8. Look! We were able to find a specific and unique value for x and a specific and unique value for y for any 'a' and 'b' we started with. The key part is that when we solved for x, we ended up dividing by 13 (which is not zero!). This means there's always a solution, and it's unique. Since we can always "undo" the map and find the exact original point, the map L is invertible!

Alternative answer

Answer:
L is invertible. Explain
This is a question about how to tell if a special kind of math function (called a linear map) can be "undone" perfectly . The solving step is:

First, I looked at the math rule for $L$: $L(x, y)=(2 x+y, 3 x-5 y)$. This rule tells us how $x$ and $y$ get mixed up and transformed.

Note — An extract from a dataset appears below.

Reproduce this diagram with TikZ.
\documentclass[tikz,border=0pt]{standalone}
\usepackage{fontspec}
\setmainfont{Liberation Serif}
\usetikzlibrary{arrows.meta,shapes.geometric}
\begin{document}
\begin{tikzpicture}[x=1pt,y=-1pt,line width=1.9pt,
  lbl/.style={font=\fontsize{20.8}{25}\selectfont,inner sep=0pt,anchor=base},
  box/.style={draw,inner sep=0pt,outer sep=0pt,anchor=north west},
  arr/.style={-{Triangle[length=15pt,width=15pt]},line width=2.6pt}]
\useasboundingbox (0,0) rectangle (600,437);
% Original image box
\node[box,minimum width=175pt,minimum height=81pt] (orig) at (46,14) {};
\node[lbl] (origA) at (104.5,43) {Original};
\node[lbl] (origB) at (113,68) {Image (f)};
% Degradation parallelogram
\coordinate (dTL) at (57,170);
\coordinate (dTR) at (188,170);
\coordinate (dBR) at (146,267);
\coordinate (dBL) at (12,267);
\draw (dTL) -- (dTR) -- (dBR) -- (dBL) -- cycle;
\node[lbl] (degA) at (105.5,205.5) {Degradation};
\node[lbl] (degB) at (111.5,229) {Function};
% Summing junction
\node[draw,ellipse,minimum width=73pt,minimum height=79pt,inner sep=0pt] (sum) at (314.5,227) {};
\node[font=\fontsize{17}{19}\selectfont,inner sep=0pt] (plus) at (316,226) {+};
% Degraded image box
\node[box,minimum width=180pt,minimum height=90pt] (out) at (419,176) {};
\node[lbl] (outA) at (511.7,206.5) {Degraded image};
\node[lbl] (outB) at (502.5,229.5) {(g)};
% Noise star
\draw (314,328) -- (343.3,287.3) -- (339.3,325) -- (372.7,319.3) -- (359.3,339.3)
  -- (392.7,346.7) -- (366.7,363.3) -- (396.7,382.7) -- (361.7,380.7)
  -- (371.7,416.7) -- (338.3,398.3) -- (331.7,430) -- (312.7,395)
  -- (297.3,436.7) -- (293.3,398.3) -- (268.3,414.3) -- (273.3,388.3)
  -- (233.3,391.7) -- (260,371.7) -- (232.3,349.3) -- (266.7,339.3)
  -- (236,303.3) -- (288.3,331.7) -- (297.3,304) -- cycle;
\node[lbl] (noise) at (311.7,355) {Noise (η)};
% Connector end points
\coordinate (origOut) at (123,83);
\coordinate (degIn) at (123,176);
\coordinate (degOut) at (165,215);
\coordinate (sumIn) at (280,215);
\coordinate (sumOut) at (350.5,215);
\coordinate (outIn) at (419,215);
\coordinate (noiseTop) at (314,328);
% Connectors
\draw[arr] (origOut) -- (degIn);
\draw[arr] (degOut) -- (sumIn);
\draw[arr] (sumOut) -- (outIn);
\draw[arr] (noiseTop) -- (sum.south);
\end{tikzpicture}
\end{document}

I know we can think of these mixing-up rules as a little grid of numbers, which we call a matrix. For rules like $(ax+by, cx+dy)$, the grid looks like this:
$$A = \begin{pmatrix} a & b \\ c & d \end{pmatrix}$$
So, for our problem, the matrix looks like:
$$A = \begin{pmatrix} 2 & 1 \\ 3 & -5 \end{pmatrix}$$
Now, to find out if we can always "un-mix" the numbers and go back to what we started with (which is what "invertible" means!), we can do a special calculation called the "determinant" of this matrix. It's like a secret number that tells us if the transformation squishes everything flat or keeps it nicely spread out. If it squishes it flat (determinant is zero), you can't undo it uniquely. If it doesn't squish it flat (determinant is not zero), you can!

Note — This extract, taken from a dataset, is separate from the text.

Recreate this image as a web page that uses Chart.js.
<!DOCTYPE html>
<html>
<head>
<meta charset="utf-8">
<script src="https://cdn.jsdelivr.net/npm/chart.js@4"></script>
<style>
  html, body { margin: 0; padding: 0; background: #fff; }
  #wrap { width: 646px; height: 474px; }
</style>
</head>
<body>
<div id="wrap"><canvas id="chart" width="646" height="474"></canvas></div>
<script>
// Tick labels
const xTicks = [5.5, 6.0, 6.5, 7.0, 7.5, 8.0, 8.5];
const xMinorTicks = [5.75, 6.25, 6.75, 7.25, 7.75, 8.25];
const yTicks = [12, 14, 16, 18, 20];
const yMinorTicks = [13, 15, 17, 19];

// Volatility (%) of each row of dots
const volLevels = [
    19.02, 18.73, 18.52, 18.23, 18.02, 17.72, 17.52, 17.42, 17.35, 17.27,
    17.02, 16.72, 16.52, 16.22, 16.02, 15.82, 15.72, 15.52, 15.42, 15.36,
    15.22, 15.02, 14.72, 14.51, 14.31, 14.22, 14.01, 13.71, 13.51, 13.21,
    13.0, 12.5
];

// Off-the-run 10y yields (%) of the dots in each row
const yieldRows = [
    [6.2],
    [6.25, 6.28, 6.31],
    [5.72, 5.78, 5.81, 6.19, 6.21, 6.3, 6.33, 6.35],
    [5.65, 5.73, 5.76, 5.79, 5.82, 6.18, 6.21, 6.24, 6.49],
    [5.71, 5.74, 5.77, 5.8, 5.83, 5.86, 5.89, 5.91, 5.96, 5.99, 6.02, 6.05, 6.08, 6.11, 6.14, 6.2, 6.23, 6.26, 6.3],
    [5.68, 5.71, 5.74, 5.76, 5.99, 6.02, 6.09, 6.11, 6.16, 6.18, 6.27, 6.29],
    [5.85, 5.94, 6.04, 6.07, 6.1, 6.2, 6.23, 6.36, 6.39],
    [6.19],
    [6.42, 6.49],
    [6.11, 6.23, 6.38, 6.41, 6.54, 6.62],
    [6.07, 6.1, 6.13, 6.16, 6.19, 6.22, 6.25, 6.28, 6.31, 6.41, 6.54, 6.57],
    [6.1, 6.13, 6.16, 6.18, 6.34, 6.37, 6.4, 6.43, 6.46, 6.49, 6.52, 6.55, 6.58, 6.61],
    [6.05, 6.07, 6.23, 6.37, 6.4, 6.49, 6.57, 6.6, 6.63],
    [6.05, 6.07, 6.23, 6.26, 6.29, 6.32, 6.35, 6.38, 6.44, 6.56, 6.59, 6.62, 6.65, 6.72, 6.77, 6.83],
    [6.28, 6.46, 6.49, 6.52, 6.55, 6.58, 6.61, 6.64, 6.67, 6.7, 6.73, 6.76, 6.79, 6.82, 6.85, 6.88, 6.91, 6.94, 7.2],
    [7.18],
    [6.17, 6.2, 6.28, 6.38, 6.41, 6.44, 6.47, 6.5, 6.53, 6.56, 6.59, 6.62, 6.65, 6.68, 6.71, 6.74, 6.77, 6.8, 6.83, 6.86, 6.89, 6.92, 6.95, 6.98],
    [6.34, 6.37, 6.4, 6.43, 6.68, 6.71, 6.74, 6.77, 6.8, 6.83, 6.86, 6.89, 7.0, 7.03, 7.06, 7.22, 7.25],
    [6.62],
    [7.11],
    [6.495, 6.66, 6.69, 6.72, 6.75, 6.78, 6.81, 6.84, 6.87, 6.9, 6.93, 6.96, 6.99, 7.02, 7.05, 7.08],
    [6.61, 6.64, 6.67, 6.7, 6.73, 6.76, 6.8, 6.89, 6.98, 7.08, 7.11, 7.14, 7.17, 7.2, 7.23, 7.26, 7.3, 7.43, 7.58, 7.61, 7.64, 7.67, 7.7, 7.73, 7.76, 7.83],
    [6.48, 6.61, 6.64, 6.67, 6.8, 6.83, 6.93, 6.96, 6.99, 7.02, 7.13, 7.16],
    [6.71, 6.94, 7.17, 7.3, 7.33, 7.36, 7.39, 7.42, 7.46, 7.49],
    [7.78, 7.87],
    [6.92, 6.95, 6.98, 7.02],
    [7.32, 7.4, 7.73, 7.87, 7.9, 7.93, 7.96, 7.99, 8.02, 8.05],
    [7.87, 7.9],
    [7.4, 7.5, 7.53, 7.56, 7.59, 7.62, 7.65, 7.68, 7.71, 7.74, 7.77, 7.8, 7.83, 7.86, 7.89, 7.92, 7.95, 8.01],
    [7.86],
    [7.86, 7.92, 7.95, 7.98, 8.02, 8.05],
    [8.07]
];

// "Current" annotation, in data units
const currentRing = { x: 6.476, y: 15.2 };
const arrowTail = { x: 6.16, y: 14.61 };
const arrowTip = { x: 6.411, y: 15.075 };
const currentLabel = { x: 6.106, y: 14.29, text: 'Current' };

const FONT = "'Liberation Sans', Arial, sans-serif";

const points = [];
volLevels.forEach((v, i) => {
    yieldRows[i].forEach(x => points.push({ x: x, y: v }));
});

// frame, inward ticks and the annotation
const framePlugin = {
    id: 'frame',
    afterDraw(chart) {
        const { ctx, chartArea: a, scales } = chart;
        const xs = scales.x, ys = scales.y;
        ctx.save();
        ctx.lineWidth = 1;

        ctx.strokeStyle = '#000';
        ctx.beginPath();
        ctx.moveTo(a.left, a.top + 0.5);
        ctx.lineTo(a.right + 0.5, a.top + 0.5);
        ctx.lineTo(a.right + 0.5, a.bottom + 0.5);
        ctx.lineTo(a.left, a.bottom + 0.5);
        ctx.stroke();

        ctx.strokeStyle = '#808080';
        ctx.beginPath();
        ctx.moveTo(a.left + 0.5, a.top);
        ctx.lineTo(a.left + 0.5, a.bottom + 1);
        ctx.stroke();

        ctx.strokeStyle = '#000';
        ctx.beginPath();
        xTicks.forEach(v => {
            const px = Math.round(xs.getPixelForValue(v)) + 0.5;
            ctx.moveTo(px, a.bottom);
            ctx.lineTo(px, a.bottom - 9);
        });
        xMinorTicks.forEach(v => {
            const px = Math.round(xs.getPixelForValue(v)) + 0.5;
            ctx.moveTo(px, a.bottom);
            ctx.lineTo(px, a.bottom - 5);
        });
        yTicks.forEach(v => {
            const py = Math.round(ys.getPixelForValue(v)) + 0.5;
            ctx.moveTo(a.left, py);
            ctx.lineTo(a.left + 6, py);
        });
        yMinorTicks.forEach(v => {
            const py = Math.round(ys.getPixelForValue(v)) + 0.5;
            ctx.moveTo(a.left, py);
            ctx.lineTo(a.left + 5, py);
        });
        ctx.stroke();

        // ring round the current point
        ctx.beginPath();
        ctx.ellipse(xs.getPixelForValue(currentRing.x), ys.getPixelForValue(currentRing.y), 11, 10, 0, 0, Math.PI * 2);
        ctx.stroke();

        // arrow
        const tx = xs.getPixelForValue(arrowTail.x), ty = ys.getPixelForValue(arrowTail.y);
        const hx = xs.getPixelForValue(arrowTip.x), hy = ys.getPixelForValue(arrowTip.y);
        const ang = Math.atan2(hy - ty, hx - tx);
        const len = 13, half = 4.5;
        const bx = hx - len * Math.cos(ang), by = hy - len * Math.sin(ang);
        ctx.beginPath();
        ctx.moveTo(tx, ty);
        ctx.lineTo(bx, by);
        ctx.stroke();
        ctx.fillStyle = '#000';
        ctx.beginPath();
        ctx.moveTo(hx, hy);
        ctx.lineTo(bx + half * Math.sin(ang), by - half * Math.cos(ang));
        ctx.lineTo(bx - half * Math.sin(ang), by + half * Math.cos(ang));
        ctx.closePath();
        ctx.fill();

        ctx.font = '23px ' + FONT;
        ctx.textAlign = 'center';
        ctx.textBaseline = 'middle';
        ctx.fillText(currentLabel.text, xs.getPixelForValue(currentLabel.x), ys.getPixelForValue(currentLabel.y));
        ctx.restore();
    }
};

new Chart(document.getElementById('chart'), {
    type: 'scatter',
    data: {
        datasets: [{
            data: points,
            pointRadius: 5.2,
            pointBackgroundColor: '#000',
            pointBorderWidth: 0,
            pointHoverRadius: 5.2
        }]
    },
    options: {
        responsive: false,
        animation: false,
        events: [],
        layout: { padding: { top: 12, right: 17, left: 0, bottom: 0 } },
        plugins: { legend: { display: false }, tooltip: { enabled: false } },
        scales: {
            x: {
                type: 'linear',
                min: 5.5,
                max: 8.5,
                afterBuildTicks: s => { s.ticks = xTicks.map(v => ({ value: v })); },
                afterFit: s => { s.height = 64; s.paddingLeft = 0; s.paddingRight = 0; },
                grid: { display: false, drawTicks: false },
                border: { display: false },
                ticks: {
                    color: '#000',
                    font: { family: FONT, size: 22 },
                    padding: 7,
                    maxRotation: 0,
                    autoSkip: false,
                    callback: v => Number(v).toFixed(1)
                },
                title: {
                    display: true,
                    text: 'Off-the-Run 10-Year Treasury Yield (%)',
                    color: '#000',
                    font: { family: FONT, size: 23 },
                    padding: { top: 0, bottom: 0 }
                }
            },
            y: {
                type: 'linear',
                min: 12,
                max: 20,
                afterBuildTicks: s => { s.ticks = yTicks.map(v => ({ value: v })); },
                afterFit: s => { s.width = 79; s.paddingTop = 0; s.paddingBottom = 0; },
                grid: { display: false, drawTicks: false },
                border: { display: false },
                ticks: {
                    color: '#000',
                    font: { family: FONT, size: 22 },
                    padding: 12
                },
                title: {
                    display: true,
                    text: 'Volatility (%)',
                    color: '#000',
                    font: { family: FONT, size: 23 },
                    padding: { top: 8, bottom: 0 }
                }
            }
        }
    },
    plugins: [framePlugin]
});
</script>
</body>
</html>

For a 2x2 matrix like ours, the determinant is super easy to calculate! You just multiply the numbers on the main diagonal (top-left times bottom-right) and then subtract the product of the numbers on the other diagonal (top-right times bottom-left).
So, for matrix A, the determinant is:
$(2 \times -5) - (1 \times 3)$

Let's do the multiplication:
$2 \times -5 = -10$
$1 \times 3 = 3$

Now, subtract:
$-10 - 3 = -13$

Since the determinant we found, which is -13, is NOT zero, it means that the linear map L doesn't squish numbers flat, so it can always be perfectly "undone." That's why L is invertible!